The other side of the "newocrat" coin is building a smart infrastructure for the future. Here, Crane is the leading champion of high-speed rail for California, guiding the cooperative agreements that the State of California and General Electric have signed with China not only to build, but help finance, the project.

Californians passed a ballot initiative last year for $9 billion in bonds for high-speed rail provided that full financing of about $43 can be raised before the project proceeds.

In a match made in the Heavenly Kingdom, China these days has the capital and the expertise to help create jobs and high-productivity growth for California through the very energy-efficient infrastructure that is key to the state's future.

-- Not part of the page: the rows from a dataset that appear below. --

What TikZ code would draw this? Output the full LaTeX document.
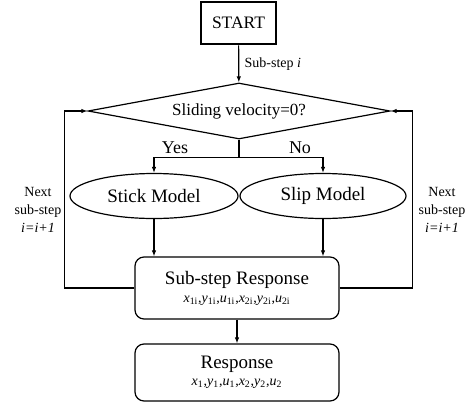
\documentclass[tikz,border=0pt]{standalone}
\usepackage{fontspec}
\setmainfont{Liberation Serif}
\usetikzlibrary{shapes.geometric,arrows.meta}

\newcommand{\subv}[2]{\textit{#1}\textsubscript{#2}\kern0.3pt}

\begin{document}
\begin{tikzpicture}[x=1pt,y=-1pt,line width=1.2pt,
  arr/.style={-{Latex[length=6pt,width=4.5pt]}},
  resbox/.style={draw,rounded corners=9pt,minimum width=204pt,align=center,inner sep=0pt},
  model/.style={draw,ellipse,minimum height=45pt,inner sep=0pt,font=\fontsize{19}{22}\selectfont},
  small/.style={font=\fontsize{14}{18}\selectfont}]
\useasboundingbox (0,0) rectangle (474,402);

\node[draw,line width=2.6pt,minimum width=75pt,minimum height=42pt,inner sep=0pt,
  font=\fontsize{17.5}{20}\selectfont] (start) at (238.5,23) {START};
\node[draw,diamond,aspect=5.4,minimum width=302pt,minimum height=56pt,inner sep=0pt,
  font=\fontsize{17}{20}\selectfont] (dec) at (239,111) {Sliding velocity=0?};
\node[model,minimum width=168pt] (stick) at (154,196) {Stick Model};
\node[model,minimum width=166pt] (slip) at (323,196) {Slip Model};
\node[resbox,minimum height=62pt] (sub) at (237,288)
  {{\fontsize{19}{22}\selectfont Sub-step Response}\\[6pt]
   {\fontsize{14}{16}\selectfont \subv{x}{1i},\subv{y}{1i},\subv{u}{1i},\subv{x}{2i},\subv{y}{2i},\subv{u}{2i}}};
\node[resbox,minimum height=57pt] (resp) at (237,372.5)
  {{\fontsize{19}{22}\selectfont Response}\\[5pt]
   {\fontsize{14}{16}\selectfont \subv{x}{1},\subv{y}{1},\subv{u}{1},\subv{x}{2},\subv{y}{2},\subv{u}{2}}};

\draw[arr] (start) -- node[right,small,xshift=2pt] {Sub-step \textit{i}} (dec);
\draw[arr] (dec.south) -- ++(0,18) coordinate (split) -| (stick.north);
\draw[arr] (split) -| (slip.north);
\node[font=\fontsize{18}{20}\selectfont] (yes) at (175,148) {Yes};
\node[font=\fontsize{18}{20}\selectfont] (no) at (300,148) {No};

\foreach \m in {stick,slip} {
\draw[arr] (\m.south) -- (\m.south |- sub.north);
}
\draw[arr] (sub.south) -- (resp.north);

% loop back to the next sub-step
\draw[arr] (sub.west) -- ++(-70,0) |- (dec.west);
\draw[arr] (sub.east) -- ++(73,0) |- (dec.east);
\foreach \x/\n in {38/nextl,442/nextr} {
\node[small,align=center] (\n) at (\x,210) {Next\\sub-step\\\textit{i=i+1}};
}
\end{tikzpicture}
\end{document}
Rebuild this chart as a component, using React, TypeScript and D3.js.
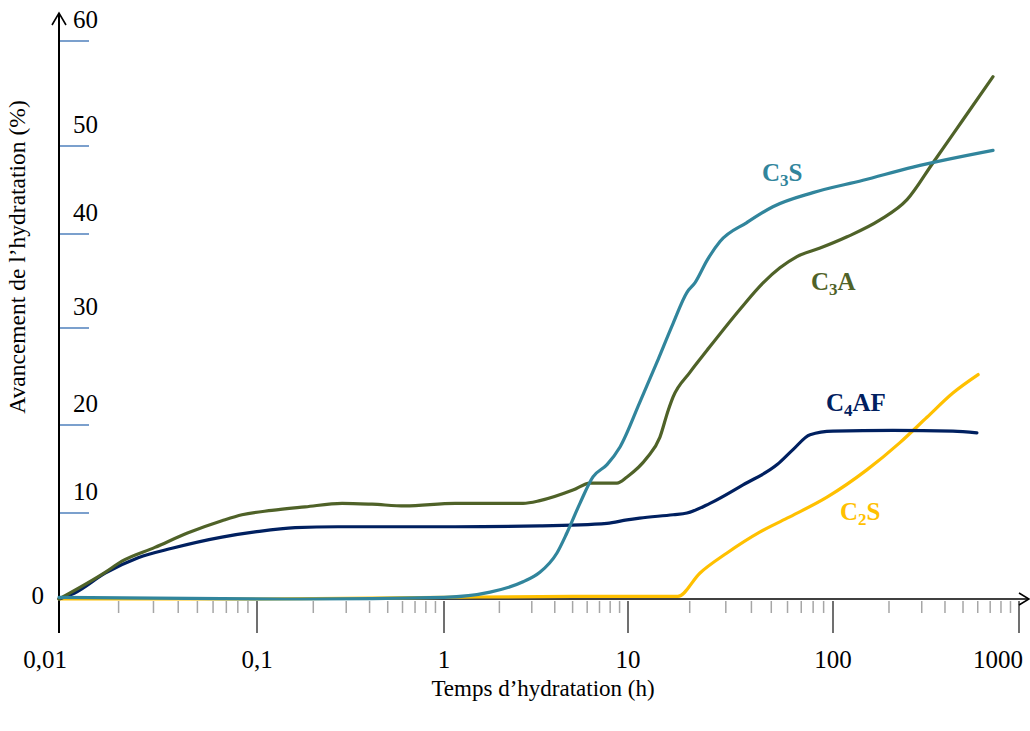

Other nations with high-speed rail technology could be involved, such as Germany or Spain, but the China angle is by the far the most intriguing because of the historical irony of the Chinese once again building America's rail lines -- this time as the bankers and technologists.

As Crane enthuses, California would be drawing $43 billion worth of investment into the state from $9 billion of its own money because China and others are so eager to get into the high-speed rail market in the US.

A final question is how the next governor of California will fit in with such a "newocrat" approach. I suspect that both Meg Whitman and Jerry Brown are in general agreement with David Crane, just as Governor Schwarzenegger is.

But, to continue the China metaphor, Jerry Brown might be better able to effectuate a "Nixon to China" shift with the public employee unions. Brown is a strong supporter of unions, who he regards as one of the few bulwarks in society against private greed. And he sponsored collective bargaining for public employees when he was last governor.

Yet anyone who knows Brown knows he is fiscally conservative in his bones. For those who don't know him, remember the mattress where he slept on the floor of his apartment and the state-issue blue Buick he used as the people's limousine. That was no act.

Someone with fiscally responsible instincts who also has the best interests of working people at heart is likely to make more progress than someone regarded as an political enemy.

While Whitman comes from the dot.com world of eBay, in the last years of his second term as governor, Brown made building up Silicon Valley, putting computers in schools, freeing up venture capital and technological innovation his priorities. He was also the first major political figure to promote renewable energy and appropriate technology back in the 1970s. Already then, his era of limits perspective had evolved into a vision of smart growth.

In either case, the non-partisan, think long approach being blazed by David Crane ought to be followed by whoever wins the statehouse. If so, all Californians will benefit.